**** Information supplied ****
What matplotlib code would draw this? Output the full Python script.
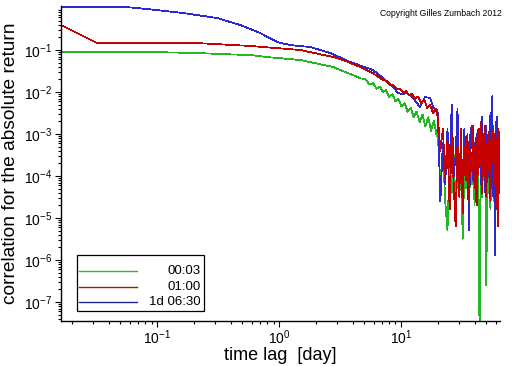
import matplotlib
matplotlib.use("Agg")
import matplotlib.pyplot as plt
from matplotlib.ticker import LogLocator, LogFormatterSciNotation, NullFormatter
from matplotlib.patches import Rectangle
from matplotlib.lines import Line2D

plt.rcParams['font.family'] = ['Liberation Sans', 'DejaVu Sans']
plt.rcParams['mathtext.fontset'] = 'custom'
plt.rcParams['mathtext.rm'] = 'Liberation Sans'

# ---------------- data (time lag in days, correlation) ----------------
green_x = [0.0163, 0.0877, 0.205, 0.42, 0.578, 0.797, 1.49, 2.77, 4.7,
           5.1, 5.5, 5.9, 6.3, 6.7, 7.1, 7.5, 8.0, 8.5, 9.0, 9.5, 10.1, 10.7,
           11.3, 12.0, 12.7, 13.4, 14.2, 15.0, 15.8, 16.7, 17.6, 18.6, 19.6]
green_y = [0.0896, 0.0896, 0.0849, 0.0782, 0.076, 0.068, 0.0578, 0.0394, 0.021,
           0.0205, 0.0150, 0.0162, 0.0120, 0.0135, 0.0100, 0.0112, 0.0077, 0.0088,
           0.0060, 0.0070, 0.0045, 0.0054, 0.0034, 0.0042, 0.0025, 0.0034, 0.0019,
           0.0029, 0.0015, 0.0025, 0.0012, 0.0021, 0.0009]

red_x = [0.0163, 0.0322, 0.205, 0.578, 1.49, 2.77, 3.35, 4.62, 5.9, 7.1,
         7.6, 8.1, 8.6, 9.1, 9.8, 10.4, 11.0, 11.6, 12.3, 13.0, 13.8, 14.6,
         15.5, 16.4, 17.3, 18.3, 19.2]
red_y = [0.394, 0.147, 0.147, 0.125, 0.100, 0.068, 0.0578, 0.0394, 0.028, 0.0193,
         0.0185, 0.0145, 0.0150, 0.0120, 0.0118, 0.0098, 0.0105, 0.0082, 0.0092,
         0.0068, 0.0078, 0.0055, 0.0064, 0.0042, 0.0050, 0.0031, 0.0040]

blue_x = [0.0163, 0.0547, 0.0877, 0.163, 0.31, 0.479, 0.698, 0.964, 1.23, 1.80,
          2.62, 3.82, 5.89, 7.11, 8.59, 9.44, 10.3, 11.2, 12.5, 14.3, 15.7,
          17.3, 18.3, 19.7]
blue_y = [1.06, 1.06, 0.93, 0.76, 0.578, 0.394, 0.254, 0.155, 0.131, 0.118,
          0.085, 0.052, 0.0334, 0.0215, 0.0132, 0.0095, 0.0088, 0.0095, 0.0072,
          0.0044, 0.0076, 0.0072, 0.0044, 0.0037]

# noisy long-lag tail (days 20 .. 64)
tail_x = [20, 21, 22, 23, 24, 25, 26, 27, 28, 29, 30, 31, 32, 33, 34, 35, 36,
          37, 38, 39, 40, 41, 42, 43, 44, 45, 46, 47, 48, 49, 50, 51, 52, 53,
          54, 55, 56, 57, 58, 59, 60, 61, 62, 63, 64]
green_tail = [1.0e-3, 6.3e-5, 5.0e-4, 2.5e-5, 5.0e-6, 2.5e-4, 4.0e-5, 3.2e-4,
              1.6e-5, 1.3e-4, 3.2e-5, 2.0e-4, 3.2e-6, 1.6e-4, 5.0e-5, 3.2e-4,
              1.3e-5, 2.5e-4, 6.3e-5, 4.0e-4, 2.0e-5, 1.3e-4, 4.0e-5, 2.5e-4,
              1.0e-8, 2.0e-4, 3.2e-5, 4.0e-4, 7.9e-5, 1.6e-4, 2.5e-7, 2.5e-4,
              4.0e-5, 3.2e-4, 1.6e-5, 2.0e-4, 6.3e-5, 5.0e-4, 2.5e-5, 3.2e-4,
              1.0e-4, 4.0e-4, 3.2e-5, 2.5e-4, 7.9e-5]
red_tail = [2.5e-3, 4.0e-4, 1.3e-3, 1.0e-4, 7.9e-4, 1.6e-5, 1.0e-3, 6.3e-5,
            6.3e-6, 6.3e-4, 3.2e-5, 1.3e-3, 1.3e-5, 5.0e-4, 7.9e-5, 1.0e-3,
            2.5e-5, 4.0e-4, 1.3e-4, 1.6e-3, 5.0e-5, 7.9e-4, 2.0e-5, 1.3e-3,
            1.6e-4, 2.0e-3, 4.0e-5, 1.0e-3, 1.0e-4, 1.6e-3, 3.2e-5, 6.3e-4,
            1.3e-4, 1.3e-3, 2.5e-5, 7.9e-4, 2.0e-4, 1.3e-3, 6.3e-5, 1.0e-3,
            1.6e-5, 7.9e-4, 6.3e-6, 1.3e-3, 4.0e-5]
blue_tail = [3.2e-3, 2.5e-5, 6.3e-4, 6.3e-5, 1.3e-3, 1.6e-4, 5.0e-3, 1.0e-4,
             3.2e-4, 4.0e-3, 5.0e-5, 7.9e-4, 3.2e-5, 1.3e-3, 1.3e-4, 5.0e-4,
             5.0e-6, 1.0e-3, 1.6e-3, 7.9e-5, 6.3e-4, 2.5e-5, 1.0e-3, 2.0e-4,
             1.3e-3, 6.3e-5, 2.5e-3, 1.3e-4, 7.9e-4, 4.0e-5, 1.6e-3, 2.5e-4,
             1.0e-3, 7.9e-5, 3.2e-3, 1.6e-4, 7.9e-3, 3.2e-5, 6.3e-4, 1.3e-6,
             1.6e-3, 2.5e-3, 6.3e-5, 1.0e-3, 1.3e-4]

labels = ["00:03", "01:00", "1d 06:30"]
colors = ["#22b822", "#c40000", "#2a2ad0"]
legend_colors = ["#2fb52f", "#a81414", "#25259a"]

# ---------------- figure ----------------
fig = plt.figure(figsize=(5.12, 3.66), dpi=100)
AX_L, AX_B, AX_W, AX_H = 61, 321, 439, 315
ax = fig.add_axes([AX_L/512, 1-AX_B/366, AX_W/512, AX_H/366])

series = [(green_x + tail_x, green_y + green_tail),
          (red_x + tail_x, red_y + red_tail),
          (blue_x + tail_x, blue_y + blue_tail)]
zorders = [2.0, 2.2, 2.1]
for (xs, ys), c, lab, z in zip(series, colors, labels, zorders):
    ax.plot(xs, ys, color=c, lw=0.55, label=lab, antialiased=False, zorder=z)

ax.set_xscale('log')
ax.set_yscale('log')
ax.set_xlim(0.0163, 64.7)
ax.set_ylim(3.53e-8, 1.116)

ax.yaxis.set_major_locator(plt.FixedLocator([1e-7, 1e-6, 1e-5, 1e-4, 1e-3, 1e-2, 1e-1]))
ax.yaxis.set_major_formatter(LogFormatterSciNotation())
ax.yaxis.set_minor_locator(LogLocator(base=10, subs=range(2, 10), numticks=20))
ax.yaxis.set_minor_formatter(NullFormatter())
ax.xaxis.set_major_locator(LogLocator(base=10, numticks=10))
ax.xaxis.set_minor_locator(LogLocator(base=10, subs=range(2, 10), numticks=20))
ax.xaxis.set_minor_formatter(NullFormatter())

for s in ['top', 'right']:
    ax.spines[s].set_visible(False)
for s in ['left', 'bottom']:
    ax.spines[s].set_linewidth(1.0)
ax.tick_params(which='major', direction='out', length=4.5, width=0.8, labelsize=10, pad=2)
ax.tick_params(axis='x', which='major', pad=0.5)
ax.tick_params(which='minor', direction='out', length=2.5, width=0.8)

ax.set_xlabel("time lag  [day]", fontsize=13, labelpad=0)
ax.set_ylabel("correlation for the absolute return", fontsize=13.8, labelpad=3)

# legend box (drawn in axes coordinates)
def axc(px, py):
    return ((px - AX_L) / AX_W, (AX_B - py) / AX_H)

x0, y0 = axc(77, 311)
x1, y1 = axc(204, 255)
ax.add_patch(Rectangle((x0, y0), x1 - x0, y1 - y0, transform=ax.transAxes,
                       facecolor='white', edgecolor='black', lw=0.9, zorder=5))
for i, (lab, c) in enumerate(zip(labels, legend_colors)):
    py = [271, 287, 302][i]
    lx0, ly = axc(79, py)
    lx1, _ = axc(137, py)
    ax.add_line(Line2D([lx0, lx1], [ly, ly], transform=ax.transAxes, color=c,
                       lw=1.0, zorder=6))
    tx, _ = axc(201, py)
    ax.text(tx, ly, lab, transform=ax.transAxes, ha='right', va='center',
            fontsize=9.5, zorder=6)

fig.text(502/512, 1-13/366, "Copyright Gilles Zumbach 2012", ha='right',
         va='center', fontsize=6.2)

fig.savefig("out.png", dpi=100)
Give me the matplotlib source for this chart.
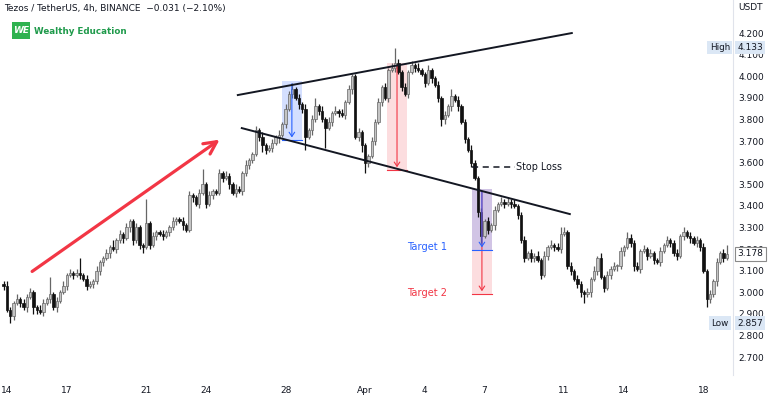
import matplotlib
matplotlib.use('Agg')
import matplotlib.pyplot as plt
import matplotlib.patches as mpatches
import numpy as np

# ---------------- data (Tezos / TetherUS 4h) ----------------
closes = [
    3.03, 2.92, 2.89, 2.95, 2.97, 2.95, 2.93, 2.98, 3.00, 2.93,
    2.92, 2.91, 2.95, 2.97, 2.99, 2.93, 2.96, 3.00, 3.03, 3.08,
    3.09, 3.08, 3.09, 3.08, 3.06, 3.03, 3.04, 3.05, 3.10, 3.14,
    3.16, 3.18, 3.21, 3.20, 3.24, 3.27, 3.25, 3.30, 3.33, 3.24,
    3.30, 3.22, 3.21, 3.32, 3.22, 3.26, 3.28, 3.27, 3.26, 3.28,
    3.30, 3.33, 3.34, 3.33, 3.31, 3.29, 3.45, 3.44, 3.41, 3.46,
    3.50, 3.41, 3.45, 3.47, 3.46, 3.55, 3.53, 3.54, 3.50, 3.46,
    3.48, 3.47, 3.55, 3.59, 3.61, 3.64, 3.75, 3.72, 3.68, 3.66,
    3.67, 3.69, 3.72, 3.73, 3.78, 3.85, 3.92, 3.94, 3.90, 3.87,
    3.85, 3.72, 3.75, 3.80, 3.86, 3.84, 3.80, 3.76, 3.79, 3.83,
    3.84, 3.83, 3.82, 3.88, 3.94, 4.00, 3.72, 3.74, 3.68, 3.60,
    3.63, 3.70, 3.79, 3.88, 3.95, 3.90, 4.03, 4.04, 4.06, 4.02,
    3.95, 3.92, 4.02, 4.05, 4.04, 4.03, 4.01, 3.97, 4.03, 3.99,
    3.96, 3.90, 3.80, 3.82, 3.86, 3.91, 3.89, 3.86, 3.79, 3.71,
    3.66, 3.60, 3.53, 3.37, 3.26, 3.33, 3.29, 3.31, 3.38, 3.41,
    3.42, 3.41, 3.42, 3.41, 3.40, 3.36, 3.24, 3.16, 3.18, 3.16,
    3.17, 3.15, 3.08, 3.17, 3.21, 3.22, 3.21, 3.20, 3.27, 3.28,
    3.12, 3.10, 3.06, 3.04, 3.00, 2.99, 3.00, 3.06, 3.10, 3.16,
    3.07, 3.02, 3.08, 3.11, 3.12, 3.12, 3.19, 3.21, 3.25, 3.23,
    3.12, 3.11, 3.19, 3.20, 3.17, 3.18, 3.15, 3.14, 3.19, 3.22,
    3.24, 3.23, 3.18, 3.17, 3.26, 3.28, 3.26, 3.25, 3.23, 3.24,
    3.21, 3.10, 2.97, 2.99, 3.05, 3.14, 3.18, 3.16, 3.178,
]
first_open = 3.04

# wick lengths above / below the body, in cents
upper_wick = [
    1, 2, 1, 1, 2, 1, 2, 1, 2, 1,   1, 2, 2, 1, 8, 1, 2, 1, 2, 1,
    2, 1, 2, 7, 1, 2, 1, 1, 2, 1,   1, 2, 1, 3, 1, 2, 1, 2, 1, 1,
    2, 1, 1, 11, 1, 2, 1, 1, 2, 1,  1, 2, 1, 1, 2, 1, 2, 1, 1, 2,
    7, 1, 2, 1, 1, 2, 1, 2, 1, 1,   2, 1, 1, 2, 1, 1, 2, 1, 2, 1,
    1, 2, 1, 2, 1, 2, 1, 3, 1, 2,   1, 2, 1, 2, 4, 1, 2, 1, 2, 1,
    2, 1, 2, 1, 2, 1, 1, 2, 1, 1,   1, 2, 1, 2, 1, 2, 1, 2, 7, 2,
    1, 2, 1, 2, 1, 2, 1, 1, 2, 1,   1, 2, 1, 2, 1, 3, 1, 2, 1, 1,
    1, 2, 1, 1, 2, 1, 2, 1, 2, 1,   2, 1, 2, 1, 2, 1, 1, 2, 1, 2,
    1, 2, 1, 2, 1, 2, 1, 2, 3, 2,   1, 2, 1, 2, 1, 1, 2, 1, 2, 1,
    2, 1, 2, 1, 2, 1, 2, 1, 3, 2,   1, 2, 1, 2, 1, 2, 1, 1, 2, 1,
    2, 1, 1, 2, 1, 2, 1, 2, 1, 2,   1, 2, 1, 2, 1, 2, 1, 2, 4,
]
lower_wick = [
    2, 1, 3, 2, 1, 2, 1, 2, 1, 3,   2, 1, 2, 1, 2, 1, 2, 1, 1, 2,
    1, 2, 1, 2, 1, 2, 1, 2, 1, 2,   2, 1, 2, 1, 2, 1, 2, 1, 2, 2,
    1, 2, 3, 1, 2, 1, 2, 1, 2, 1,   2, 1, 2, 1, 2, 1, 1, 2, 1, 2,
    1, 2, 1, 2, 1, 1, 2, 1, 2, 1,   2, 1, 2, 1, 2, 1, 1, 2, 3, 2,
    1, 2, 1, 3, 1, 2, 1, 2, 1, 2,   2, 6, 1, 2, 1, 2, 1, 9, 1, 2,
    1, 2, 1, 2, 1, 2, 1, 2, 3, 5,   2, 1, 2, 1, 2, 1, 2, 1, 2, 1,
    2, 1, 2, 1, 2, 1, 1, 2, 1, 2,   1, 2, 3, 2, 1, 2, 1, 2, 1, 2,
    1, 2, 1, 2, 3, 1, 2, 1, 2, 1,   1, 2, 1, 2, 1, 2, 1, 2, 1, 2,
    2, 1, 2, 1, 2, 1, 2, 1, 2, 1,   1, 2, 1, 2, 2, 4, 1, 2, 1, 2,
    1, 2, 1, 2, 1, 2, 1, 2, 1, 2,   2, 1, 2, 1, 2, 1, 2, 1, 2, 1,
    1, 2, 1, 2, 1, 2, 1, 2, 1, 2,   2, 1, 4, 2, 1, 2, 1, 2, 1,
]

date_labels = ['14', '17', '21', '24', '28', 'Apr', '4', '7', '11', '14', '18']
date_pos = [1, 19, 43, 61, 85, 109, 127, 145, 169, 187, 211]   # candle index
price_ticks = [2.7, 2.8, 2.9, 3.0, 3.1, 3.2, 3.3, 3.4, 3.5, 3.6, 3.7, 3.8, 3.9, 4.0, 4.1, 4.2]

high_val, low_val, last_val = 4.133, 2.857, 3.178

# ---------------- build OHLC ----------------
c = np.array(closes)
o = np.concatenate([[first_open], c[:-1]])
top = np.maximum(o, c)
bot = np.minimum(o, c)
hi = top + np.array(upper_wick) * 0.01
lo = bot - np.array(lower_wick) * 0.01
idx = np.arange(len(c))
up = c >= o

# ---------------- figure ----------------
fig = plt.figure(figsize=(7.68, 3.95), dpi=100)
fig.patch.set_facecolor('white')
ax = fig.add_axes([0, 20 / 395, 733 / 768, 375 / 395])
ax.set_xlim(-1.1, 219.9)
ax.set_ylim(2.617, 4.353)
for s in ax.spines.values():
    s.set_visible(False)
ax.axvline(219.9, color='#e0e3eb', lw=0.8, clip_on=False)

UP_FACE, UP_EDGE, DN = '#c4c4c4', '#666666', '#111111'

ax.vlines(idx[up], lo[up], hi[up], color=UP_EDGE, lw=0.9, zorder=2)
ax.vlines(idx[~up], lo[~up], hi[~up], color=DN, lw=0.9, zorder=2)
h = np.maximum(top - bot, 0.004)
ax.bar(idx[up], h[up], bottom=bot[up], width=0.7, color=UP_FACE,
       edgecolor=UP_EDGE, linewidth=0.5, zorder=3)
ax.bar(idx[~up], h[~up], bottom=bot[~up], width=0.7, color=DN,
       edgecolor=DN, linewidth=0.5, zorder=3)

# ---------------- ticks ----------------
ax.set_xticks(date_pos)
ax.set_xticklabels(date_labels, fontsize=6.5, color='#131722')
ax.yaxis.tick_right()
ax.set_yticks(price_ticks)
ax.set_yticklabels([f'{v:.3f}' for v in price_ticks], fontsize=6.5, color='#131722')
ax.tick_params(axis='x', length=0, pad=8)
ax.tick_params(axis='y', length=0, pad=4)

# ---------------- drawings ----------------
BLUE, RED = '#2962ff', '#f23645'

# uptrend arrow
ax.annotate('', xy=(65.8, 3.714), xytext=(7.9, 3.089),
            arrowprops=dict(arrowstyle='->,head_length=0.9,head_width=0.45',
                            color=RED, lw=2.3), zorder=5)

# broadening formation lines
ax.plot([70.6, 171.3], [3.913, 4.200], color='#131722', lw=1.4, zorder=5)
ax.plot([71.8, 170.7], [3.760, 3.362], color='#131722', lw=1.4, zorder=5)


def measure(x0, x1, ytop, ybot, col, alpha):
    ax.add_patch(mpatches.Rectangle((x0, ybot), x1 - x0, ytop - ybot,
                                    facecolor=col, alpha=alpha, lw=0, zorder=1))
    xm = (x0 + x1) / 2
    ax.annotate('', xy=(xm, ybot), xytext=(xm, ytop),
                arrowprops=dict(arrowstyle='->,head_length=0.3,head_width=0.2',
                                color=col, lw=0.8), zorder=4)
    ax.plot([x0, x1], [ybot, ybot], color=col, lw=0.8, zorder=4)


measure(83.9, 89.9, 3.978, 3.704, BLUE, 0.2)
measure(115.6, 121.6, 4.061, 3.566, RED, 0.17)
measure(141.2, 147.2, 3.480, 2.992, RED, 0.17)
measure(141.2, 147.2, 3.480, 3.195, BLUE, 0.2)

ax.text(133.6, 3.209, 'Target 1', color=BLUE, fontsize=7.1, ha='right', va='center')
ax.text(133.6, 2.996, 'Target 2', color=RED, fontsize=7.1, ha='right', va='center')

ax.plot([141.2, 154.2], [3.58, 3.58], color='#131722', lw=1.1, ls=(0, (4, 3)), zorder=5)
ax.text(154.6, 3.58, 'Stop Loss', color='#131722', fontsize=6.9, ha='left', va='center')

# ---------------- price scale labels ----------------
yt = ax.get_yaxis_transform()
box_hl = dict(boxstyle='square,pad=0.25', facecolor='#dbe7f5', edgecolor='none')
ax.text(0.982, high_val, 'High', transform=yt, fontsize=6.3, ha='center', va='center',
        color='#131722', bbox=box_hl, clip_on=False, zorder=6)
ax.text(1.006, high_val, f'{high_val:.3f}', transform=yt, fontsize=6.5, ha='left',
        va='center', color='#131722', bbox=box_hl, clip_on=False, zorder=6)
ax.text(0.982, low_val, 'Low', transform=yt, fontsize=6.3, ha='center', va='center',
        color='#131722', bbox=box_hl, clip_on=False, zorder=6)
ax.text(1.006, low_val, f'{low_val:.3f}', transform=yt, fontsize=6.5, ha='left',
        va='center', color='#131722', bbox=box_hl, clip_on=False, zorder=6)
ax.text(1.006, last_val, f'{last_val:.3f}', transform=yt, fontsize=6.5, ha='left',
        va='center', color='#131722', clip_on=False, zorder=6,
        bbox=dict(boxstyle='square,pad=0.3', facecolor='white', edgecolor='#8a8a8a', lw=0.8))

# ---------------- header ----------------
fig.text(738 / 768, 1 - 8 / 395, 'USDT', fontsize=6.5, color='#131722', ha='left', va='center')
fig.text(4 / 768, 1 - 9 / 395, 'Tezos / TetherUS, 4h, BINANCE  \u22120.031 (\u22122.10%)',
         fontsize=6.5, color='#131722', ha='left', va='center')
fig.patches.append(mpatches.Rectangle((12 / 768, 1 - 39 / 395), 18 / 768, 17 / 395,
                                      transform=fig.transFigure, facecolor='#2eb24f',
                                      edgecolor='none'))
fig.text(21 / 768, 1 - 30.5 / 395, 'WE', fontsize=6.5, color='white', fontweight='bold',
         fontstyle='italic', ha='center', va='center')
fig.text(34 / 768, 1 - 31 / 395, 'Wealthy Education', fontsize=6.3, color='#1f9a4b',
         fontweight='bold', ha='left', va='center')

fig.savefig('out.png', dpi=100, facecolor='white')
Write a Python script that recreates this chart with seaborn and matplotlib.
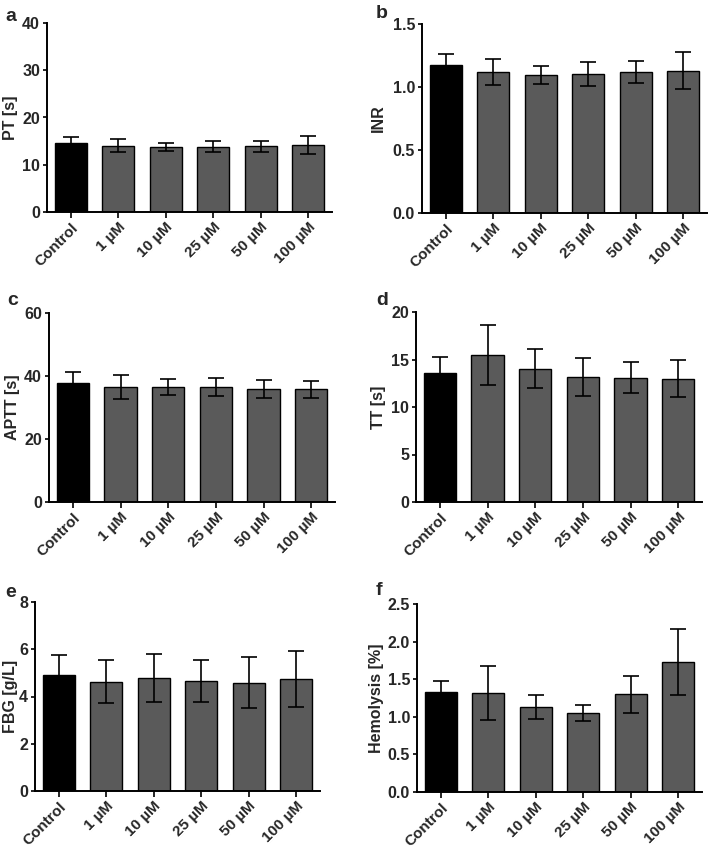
****
*Exercise*: From the records above, copy exactly the stretch from the line holding "Give me the matplotlib source for this chart." through the line holding "first_open = 3.04", both ends included, without the pictures.

*Answer to this problem*:
Give me the matplotlib source for this chart.
import matplotlib
matplotlib.use('Agg')
import matplotlib.pyplot as plt
import matplotlib.patches as mpatches
import numpy as np

# ---------------- data (Tezos / TetherUS 4h) ----------------
closes = [
    3.03, 2.92, 2.89, 2.95, 2.97, 2.95, 2.93, 2.98, 3.00, 2.93,
    2.92, 2.91, 2.95, 2.97, 2.99, 2.93, 2.96, 3.00, 3.03, 3.08,
    3.09, 3.08, 3.09, 3.08, 3.06, 3.03, 3.04, 3.05, 3.10, 3.14,
    3.16, 3.18, 3.21, 3.20, 3.24, 3.27, 3.25, 3.30, 3.33, 3.24,
    3.30, 3.22, 3.21, 3.32, 3.22, 3.26, 3.28, 3.27, 3.26, 3.28,
    3.30, 3.33, 3.34, 3.33, 3.31, 3.29, 3.45, 3.44, 3.41, 3.46,
    3.50, 3.41, 3.45, 3.47, 3.46, 3.55, 3.53, 3.54, 3.50, 3.46,
    3.48, 3.47, 3.55, 3.59, 3.61, 3.64, 3.75, 3.72, 3.68, 3.66,
    3.67, 3.69, 3.72, 3.73, 3.78, 3.85, 3.92, 3.94, 3.90, 3.87,
    3.85, 3.72, 3.75, 3.80, 3.86, 3.84, 3.80, 3.76, 3.79, 3.83,
    3.84, 3.83, 3.82, 3.88, 3.94, 4.00, 3.72, 3.74, 3.68, 3.60,
    3.63, 3.70, 3.79, 3.88, 3.95, 3.90, 4.03, 4.04, 4.06, 4.02,
    3.95, 3.92, 4.02, 4.05, 4.04, 4.03, 4.01, 3.97, 4.03, 3.99,
    3.96, 3.90, 3.80, 3.82, 3.86, 3.91, 3.89, 3.86, 3.79, 3.71,
    3.66, 3.60, 3.53, 3.37, 3.26, 3.33, 3.29, 3.31, 3.38, 3.41,
    3.42, 3.41, 3.42, 3.41, 3.40, 3.36, 3.24, 3.16, 3.18, 3.16,
    3.17, 3.15, 3.08, 3.17, 3.21, 3.22, 3.21, 3.20, 3.27, 3.28,
    3.12, 3.10, 3.06, 3.04, 3.00, 2.99, 3.00, 3.06, 3.10, 3.16,
    3.07, 3.02, 3.08, 3.11, 3.12, 3.12, 3.19, 3.21, 3.25, 3.23,
    3.12, 3.11, 3.19, 3.20, 3.17, 3.18, 3.15, 3.14, 3.19, 3.22,
    3.24, 3.23, 3.18, 3.17, 3.26, 3.28, 3.26, 3.25, 3.23, 3.24,
    3.21, 3.10, 2.97, 2.99, 3.05, 3.14, 3.18, 3.16, 3.178,
]
first_open = 3.04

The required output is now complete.